Нужно подчеркнуть, что ревностное отношение к службе не имело ничего общего с верноподданничеством или карьеризмом.

Выразительный пример в этом отношении являл собой адмирал Николай Семенович Мордвинов. Адмирал славился смелостью и независимостью суждений и поступков; он был единственным из членов следственной комиссии по делу декабристов, выступившим против смертного приговора. Пушкин писал, что Мордвинов «заключает в себе одном всю русскую оппозицию», а К. Рылеев посвятил ему оду «Гражданское мужество». Мордвинов не раз попадал в опалу, но никогда не отказывался от предложения занять тот или иной государственный пост. Он говорил, что «каждый честный человек не должен уклоняться от обязанности, которую на него возлагает Верховная власть или выбор граждан».

Вплоть до последних лет существования царской России, когда, говоря словами Александра Блока, уже «записались в либералы честнейшие из царских слуг», дворянству было решительно не свойственно то подчеркнуто негативное, брезгливое отношение к государственной службе, которым в той или иной степени бравировали все поколения оппозиционной русской интеллигенции.

Глава 3

Честь превыше всего

«Я всякую себе могу обиду снесть,

но оной не стерплю, котору терпит честь».

А. П. Сумароков. О люблении добродетели

«… во всем блеске своего безумия».

А. С. Пушкин. Из публицистики

Одним из принципов дворянской идеологии было убеждение, что высокое положение дворянина в обществе обязывает его быть образцом высоких нравственных качеств.

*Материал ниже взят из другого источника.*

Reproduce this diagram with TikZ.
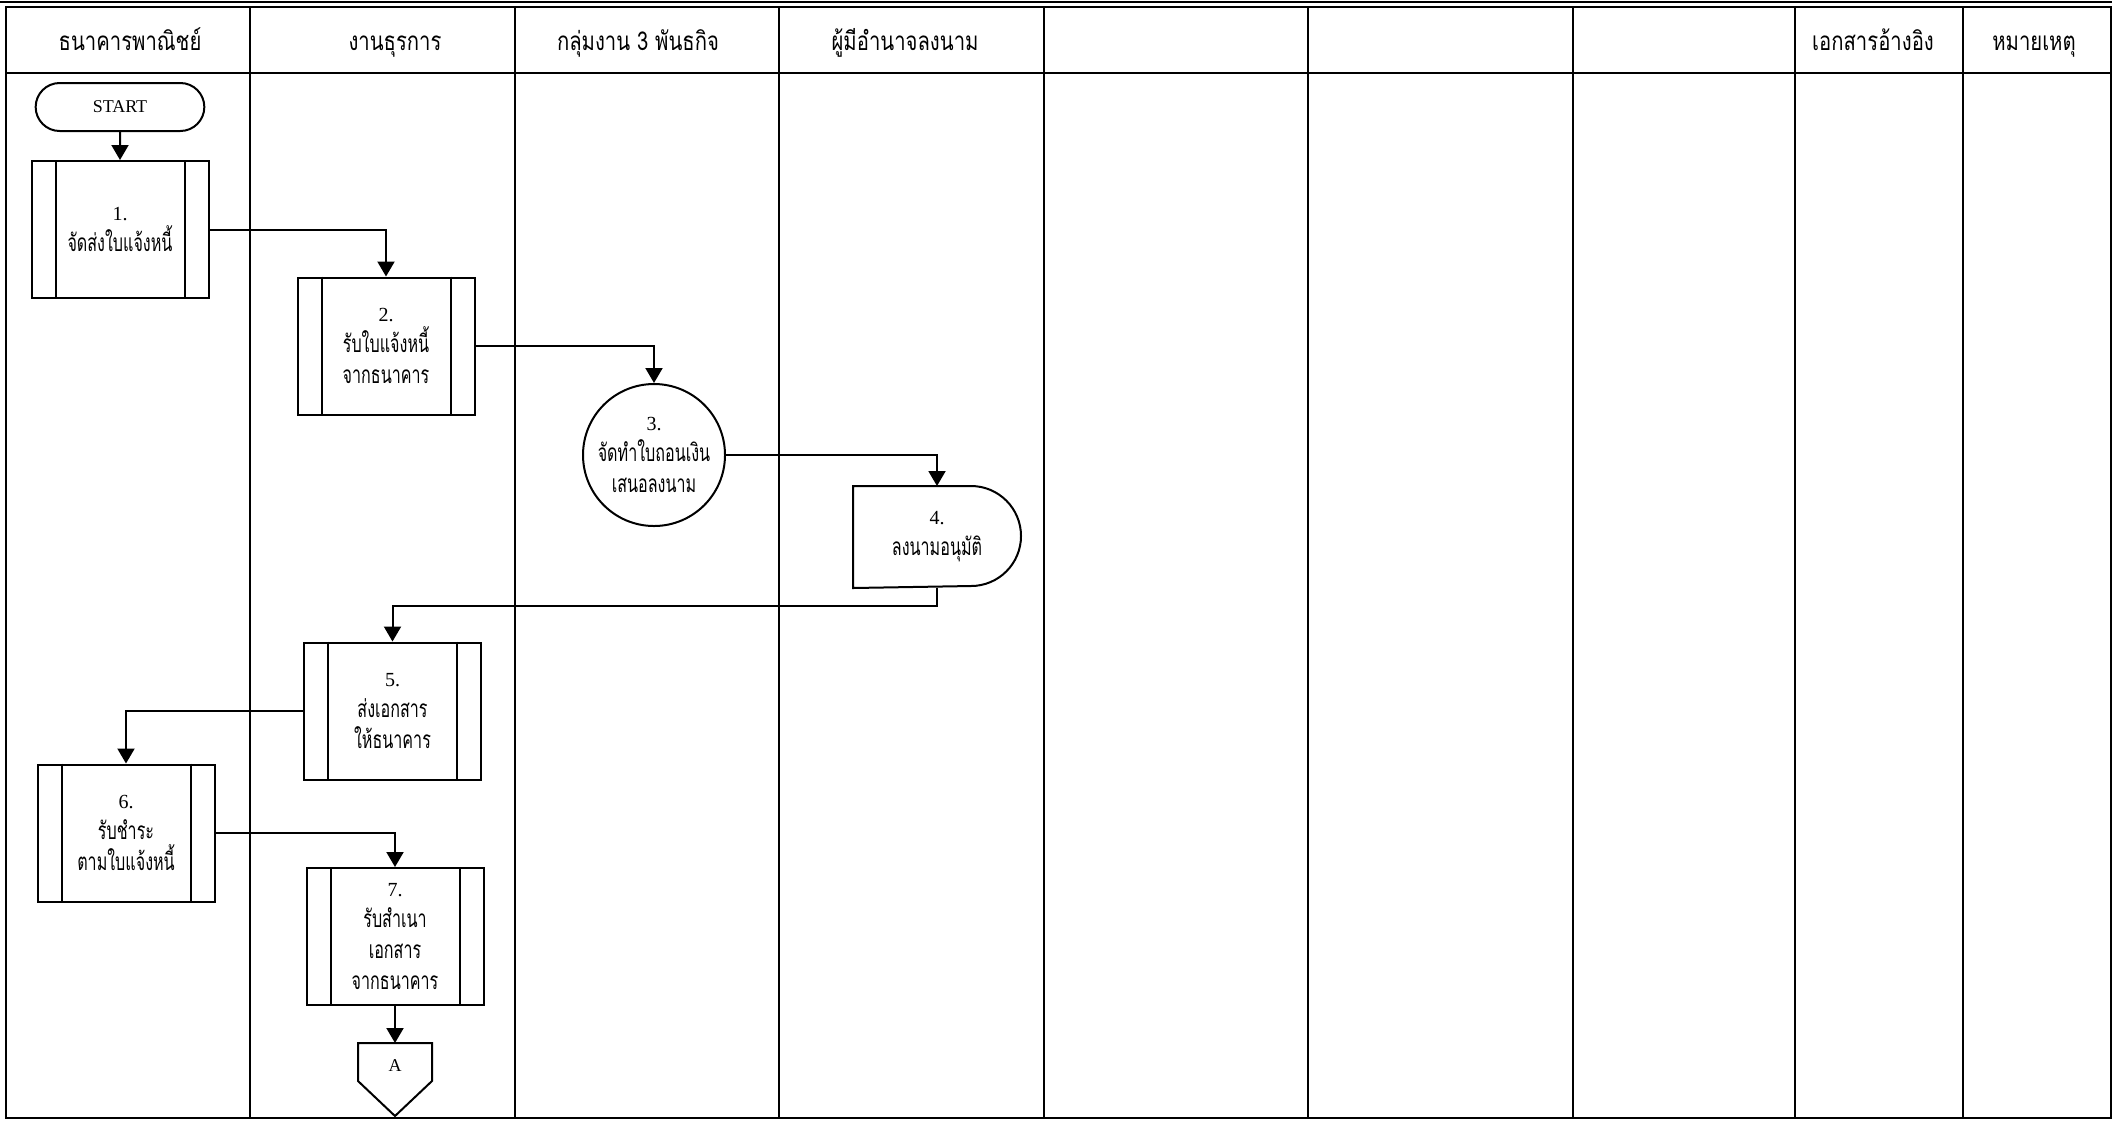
\documentclass[tikz,border=0pt]{standalone}
\usepackage{fontspec}
\setmainfont{Liberation Serif}
\newfontfamily\thaifont[Script=Thai,FakeStretch=0.66,Scale=1.22]{Loma}
\newfontfamily\headfont[Script=Thai,FakeStretch=0.78]{Loma}
\usetikzlibrary{arrows.meta,shapes.misc}

\begin{document}
\begin{tikzpicture}[x=0.5pt,y=0.5pt,yscale=-1,
  line width=1pt,
  >={Triangle[length=7.5pt,width=8.5pt]},
  flow/.style={->},
  grid/.style={line width=1.2pt},
  head/.style={anchor=base,font=\headfont\fontsize{13}{15}\selectfont},
  txt/.style={align=center,font=\fontsize{10}{15.5}\selectfont},
  proc/.style={draw,txt,minimum width=88.5pt,minimum height=68.5pt,inner sep=0pt},
  term/.style={draw,rounded rectangle,minimum width=91pt,minimum height=24pt,font=\fontsize{9}{11}\selectfont},
  work/.style={draw,circle,txt,minimum size=71pt,inner sep=-7pt},
  sign/.style={txt,minimum width=83pt,minimum height=50pt,inner sep=0pt},
  offpage/.style={minimum width=36pt,minimum height=22pt,inner sep=0pt,font=\fontsize{9}{11}\selectfont}]
\useasboundingbox (0,0) rectangle (2112,1121);
% frame and swimlanes
\draw[grid] (0,2) -- (2112,2);
\draw[grid] (6,7) rectangle (2111,1118);
\draw[grid] (6,73) -- (2111,73);
\foreach \x in {250,515,779,1044,1308,1573,1795,1963}
  \draw[grid] (\x,7) -- (\x,1118);
\node[head] (h1) at (130,50) {ธนาคารพาณิชย์};
\node[head] (h2) at (395,50) {งานธุรการ};
\node[head] (h3) at (638,50) {กลุ่มงาน 3 พันธกิจ};
\node[head] (h4) at (905,50) {ผู้มีอำนาจลงนาม};
\node[head] (h8) at (1873,50) {เอกสารอ้างอิง};
\node[head] (h9) at (2034,50) {หมายเหตุ};
% steps
\node[term] (start) at (120,107) {START};
\node[proc] (b1) at (120,229.5) {1.\\{\thaifont จัดส่งใบแจ้งหนี้}};
\node[proc] (b2) at (386,346) {2.\\{\thaifont รับใบแจ้งหนี้}\\{\thaifont จากธนาคาร}};
\node[work] (c3) at (654,455) {3.\\{\thaifont จัดทำใบถอนเงิน}\\{\thaifont เสนอลงนาม}};
\node[sign] (d4) at (937,537) {4.\\{\thaifont ลงนามอนุมัติ}};
\draw (d4.north west) -- ([xshift=-25pt]d4.north east) arc[start angle=-90,end angle=90,radius=25pt] -- (d4.south west) -- cycle;
\node[proc] (b5) at (392.5,711) {5.\\{\thaifont ส่งเอกสาร}\\{\thaifont ให้ธนาคาร}};
\node[proc] (b6) at (126,833) {6.\\{\thaifont รับชำระ}\\{\thaifont ตามใบแจ้งหนี้}};
\node[proc] (b7) at (395,936.5) {7.\\{\thaifont รับสำเนา}\\{\thaifont เอกสาร}\\{\thaifont จากธนาคาร}};
\node[offpage] (offA) at (395,1066) {A};
\draw (offA.north west) -- (offA.north east) -- ([yshift=-4pt]offA.south east) -- ([yshift=13.5pt]offA.south) -- ([yshift=-4pt]offA.south west) -- cycle;
\foreach \b in {b1,b2,b5,b6,b7} {
  \draw ([xshift=12.5pt]\b.north west) -- ([xshift=12.5pt]\b.south west);
  \draw ([xshift=-12.5pt]\b.north east) -- ([xshift=-12.5pt]\b.south east);
}
% connectors
\draw[flow] (start) -- (b1);
\draw[flow] (b1.east) -| (b2.north);
\draw[flow] (b2.east) -| (c3.north);
\draw[flow] (c3.east) -| (d4.north);
\draw[flow] (d4.south) -- ++(0,18) -| (b5.north);
\draw[flow] (b5.west) -| (b6.north);
\draw[flow] (b6.east) -| (b7.north);
\draw[flow] (b7) -- (offA);
\end{tikzpicture}
\end{document}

Рациональная схема иерархии социальных и моральных ценностей, обосновывавшая такое убеждение, сохраняла актуальность в XVIII веке, затем на смену ей пришли более сложные концепции общественного устройства, и постулат о нравственной высоте дворянина постепенно преобразовался в чисто этическое требование: «Кому много дано, с того много и спросится». (Эти слова не уставал повторять своим сыновьям великий князь Константин (поэт К. Р.) уже в начале XX века.)

Очевидно, в этом духе воспитывали детей во многих дворянских семьях. Вспомним эпизод из повести Гарина-Михайловского «Детство Темы»: Тема запустил камнем в мясника, который спас мальчика от разъяренного быка, а потом надрал ему уши, чтобы не лез, куда не надо. Мать Темы очень рассердилась: «Зачем ты волю рукам даешь, негодный ты мальчик? Мясник грубый, но добрый человек, а ты грубый и злой!.. Иди, я не хочу такого сына!

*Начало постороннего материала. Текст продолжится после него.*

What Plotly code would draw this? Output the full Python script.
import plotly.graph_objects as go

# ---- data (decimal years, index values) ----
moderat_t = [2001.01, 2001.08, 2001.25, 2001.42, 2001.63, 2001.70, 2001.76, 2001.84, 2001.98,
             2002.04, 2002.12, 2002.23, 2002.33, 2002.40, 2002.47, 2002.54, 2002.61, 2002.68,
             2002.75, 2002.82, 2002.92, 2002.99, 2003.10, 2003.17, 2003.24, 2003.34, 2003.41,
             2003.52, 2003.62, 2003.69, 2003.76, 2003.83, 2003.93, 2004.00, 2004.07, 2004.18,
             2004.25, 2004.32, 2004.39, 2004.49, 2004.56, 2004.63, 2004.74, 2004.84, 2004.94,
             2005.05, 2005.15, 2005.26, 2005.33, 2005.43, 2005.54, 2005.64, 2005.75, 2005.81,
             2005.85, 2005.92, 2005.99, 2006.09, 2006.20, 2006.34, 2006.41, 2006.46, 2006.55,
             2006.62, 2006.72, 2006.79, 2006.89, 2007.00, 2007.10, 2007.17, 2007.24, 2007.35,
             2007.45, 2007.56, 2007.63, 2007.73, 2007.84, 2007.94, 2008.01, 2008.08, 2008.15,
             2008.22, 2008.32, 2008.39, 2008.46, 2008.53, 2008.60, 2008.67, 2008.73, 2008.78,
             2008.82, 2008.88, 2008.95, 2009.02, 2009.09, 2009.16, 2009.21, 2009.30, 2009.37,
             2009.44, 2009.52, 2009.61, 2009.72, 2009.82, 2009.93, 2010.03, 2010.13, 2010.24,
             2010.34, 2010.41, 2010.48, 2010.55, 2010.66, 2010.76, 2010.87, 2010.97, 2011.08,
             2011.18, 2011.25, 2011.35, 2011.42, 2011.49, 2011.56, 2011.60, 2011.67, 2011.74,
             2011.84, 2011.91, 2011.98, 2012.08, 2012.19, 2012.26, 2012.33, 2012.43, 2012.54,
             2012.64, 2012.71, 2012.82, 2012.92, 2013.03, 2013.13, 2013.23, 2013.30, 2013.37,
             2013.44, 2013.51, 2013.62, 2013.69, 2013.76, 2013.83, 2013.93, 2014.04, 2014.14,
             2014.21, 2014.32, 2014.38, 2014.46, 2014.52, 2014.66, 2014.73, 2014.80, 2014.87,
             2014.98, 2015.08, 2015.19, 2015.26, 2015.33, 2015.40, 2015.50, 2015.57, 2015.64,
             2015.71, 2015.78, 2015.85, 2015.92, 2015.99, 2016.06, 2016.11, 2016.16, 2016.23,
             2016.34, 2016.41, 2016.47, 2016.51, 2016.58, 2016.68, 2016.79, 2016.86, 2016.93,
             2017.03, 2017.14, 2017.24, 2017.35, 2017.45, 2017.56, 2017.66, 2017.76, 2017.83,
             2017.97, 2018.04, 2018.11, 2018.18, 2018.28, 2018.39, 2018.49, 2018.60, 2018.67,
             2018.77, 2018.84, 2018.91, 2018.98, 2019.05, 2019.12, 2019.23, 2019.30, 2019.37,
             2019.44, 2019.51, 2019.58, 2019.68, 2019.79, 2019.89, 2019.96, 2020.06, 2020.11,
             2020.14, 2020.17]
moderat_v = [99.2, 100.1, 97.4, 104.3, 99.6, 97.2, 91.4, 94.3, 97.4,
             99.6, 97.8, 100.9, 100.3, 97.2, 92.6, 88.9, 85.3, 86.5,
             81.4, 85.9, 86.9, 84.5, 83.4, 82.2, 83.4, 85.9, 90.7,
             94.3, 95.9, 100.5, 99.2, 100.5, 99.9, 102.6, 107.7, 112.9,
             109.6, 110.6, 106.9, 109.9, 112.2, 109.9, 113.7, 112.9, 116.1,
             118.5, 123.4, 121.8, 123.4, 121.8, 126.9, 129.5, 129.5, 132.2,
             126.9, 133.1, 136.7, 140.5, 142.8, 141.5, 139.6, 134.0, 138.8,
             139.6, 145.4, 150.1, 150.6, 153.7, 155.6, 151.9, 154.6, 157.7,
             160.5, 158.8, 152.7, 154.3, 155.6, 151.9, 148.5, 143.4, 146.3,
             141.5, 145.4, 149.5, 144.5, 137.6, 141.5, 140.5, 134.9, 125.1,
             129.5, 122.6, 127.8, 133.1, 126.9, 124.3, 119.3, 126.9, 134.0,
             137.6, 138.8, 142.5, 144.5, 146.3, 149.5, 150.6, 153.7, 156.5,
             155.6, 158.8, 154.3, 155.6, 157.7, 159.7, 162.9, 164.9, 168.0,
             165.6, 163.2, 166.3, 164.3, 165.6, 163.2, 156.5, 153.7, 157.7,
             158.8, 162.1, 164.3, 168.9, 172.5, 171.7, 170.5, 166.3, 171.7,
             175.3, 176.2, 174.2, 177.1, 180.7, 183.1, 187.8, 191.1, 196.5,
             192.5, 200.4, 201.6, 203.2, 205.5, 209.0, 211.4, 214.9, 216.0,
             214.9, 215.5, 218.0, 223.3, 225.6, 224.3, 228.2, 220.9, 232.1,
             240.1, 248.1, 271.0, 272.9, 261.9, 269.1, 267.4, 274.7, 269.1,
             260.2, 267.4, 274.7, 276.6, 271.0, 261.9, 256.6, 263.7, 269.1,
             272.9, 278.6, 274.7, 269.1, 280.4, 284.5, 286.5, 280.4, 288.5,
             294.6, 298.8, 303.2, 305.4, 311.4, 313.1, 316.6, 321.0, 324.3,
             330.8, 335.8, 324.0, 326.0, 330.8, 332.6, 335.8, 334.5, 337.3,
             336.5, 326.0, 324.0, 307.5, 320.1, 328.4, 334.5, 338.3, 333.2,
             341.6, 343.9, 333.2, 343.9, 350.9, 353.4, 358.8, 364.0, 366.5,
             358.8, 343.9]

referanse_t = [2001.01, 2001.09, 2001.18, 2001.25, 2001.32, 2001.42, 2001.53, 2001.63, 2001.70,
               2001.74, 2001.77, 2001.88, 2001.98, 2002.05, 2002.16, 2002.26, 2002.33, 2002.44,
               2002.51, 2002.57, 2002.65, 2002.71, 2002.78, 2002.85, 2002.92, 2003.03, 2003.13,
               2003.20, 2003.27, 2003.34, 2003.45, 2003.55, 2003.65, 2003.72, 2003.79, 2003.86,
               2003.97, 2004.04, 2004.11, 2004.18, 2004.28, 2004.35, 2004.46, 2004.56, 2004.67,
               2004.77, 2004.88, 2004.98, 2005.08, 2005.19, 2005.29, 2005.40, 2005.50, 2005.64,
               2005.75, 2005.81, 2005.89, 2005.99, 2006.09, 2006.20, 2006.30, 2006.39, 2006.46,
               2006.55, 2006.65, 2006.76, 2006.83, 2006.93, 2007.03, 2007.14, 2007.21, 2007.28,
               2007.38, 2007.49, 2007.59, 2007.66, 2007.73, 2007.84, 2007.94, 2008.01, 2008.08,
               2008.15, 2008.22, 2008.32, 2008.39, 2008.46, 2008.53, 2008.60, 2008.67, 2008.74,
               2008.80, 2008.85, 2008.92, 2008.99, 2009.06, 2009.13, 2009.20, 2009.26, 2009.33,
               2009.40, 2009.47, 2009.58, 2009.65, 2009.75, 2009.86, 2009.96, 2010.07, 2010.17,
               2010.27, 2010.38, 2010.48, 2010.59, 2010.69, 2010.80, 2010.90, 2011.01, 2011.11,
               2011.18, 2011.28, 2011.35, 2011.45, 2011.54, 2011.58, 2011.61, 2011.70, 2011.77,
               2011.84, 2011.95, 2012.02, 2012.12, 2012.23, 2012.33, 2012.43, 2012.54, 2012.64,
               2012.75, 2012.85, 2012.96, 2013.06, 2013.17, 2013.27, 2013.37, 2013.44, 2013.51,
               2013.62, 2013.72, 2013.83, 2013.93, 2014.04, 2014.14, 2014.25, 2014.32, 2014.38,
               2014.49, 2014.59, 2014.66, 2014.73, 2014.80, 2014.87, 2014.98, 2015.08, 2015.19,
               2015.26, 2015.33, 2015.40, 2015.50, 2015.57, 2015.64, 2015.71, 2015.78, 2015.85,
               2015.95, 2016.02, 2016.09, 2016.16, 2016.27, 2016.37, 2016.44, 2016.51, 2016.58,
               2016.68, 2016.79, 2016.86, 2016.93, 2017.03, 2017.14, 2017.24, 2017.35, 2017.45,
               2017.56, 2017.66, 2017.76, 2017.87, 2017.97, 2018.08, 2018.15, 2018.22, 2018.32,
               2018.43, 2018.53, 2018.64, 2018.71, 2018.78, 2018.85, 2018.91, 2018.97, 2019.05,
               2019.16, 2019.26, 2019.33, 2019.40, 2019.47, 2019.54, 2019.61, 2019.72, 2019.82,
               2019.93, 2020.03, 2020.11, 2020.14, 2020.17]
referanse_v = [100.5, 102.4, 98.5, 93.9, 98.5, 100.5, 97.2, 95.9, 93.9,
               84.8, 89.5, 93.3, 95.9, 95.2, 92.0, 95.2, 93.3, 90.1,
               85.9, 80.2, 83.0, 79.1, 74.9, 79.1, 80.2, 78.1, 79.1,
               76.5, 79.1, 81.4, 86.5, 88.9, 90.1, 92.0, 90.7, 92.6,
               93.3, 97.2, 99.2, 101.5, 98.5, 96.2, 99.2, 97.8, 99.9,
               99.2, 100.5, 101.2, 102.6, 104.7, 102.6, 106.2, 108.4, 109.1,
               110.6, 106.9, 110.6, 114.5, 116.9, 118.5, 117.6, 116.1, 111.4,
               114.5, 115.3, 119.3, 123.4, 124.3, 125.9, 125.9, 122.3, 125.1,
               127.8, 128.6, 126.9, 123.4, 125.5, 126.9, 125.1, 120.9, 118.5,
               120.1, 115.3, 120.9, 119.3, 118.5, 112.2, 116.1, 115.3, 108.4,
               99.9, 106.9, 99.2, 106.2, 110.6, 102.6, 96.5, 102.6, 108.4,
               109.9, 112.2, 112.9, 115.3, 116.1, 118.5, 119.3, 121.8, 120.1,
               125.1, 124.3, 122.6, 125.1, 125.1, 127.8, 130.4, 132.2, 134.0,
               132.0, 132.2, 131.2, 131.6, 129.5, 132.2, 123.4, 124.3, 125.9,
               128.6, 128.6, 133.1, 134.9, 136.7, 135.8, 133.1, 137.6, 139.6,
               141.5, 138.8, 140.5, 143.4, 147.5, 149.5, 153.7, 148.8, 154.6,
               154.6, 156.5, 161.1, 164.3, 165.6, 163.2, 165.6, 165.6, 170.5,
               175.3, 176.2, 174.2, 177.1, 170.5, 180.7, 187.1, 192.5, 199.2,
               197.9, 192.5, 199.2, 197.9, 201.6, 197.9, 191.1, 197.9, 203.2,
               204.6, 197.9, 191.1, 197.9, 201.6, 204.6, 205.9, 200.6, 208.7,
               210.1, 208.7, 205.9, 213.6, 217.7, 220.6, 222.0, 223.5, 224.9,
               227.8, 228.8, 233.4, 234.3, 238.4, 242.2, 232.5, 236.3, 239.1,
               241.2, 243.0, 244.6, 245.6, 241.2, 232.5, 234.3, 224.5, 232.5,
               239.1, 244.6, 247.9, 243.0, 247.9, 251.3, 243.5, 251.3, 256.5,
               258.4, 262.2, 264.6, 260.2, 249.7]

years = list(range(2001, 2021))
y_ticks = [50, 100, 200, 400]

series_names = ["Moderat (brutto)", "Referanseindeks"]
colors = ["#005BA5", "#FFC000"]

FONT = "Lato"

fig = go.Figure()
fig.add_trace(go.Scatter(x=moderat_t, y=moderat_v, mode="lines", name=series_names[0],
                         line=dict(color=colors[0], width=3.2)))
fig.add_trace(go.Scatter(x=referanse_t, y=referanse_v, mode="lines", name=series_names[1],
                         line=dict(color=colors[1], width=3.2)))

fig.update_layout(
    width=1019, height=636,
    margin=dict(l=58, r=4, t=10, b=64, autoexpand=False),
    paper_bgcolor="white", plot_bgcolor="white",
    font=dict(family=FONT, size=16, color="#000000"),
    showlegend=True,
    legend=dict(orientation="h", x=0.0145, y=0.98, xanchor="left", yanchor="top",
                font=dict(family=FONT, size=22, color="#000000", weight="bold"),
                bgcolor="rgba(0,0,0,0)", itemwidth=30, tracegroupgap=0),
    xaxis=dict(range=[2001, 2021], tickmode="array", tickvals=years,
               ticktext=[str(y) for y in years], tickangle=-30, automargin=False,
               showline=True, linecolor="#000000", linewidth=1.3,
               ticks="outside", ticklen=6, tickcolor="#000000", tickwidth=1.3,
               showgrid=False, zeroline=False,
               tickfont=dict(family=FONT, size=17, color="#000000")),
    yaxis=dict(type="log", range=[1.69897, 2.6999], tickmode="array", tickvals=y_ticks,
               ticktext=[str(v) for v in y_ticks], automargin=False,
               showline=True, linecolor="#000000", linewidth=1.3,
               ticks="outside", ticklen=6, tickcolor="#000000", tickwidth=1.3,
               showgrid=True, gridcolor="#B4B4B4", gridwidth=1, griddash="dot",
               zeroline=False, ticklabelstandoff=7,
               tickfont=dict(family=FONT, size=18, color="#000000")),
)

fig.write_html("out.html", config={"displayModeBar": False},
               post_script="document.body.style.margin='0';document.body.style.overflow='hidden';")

Тема приходил и снова уходил, пока наконец само-собой как-то не осветилось ему все: и его роль в этом деле, и его вина, и несознаваемая грубость мясника, и ответственность Темы за созданное положение дела.

– Ты, всегда ты будешь виноват, потому что им ничего не дано, а тебе дано; с тебя и спросится».

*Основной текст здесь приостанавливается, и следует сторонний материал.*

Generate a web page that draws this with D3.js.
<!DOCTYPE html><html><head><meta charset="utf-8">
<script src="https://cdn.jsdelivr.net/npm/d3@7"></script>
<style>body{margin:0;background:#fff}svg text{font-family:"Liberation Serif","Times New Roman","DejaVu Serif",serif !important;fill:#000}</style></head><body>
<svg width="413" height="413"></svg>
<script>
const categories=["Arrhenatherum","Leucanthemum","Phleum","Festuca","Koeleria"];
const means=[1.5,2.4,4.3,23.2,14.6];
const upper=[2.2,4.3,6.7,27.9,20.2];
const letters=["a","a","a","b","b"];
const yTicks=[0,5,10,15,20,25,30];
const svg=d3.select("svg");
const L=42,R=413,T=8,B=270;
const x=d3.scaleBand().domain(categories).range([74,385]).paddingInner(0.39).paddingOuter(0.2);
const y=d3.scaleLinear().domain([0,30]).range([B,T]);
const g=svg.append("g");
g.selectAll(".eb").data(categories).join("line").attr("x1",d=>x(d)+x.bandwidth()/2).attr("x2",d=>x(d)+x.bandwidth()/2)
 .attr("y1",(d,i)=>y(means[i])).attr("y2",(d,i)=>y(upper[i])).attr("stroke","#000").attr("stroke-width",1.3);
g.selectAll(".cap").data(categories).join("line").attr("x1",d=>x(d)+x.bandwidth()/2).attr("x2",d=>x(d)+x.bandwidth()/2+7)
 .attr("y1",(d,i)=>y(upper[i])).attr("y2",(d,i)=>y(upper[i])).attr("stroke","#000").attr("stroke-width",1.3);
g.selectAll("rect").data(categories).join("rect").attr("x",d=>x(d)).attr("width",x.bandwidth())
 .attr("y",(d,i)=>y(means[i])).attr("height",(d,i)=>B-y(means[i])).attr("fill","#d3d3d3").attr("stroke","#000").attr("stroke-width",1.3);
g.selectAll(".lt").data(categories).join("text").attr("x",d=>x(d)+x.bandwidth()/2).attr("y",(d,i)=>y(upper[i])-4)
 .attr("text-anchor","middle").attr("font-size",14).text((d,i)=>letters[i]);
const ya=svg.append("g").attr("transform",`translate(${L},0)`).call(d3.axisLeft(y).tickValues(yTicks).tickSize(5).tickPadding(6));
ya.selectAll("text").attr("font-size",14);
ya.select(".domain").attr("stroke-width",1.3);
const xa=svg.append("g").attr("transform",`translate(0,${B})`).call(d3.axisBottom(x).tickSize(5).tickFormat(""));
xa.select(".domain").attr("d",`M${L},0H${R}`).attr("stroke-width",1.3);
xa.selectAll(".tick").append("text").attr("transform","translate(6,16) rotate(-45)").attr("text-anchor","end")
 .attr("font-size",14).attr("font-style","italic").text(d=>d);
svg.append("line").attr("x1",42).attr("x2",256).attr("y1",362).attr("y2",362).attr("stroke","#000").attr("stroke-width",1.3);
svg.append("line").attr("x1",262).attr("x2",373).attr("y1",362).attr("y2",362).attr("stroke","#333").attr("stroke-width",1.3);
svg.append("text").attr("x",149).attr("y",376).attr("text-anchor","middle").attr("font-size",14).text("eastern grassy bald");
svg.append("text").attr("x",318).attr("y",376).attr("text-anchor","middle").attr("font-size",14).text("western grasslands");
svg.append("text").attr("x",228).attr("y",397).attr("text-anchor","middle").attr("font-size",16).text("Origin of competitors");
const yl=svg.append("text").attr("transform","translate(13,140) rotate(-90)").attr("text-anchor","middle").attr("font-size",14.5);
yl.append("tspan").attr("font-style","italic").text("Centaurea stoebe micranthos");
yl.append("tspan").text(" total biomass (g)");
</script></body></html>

Подчеркнем, что решающая установка в воспитании дворянского ребенка состояла в том, что его ориентировали не на успех, а на идеал.

Быть храбрым, честным, образованным ему следовало не для того, чтобы достичь чего бы то ни было (славы, богатства, высокого чина), а потому что он дворянин, потому что ему много дано, потому что он должен быть именно таким. (Резкая критика дворянства дворянскими же писателями – Фонвизиным, Пушкиным и др. – обычно направлена на тех дворян, которые не соответствуют этому идеалу, не выполняют своего предназначения.)

Едва ли не главной сословной добродетелью считалась дворянская честь, point d’honneur. Согласно дворянской этике «честь» не дает человеку никаких привилегий, а напротив, делает его более уязвимым, чем другие. В идеале честь являлась основным законом поведения дворянина, безусловно и безоговорочно преобладающим над любыми другими соображениями, будь это выгода, успех, безопасность и просто рассудительность. Граница между честью и бесчестием порой была чисто условной, Пушкин даже определял честь как «готовность жертвовать всем для поддержания какого-нибудь условного правила». В другом месте он писал: «Люди светские имеют свой образ мыслей, свои предрассудки, непонятные для другой касты. Каким образом растолкуете вы мирному алеуту поединок двух французских офицеров? Щекотливость их покажется ему чрезвычайно странною, и он чуть ли не будет прав».

Не только с точки зрения «мирного алеута», но и с позиции здравого смысла дуэль была чистым безумием, ибо цена, которую приходилось платить обидчику, была слишком высока. Тем более что часто дворянина толкали на дуэль соображения достаточно суетные: боязнь осуждения, оглядка на «общественное мнение», которое Пушкин называл «пружиной чести».

1 Хороший тон (франц.).
2 Охрана (франц.).
3 Вы заметили, мой дорогой друг, что из всех этих господ ни один не принадлежит к хорошему обществу? (франц.).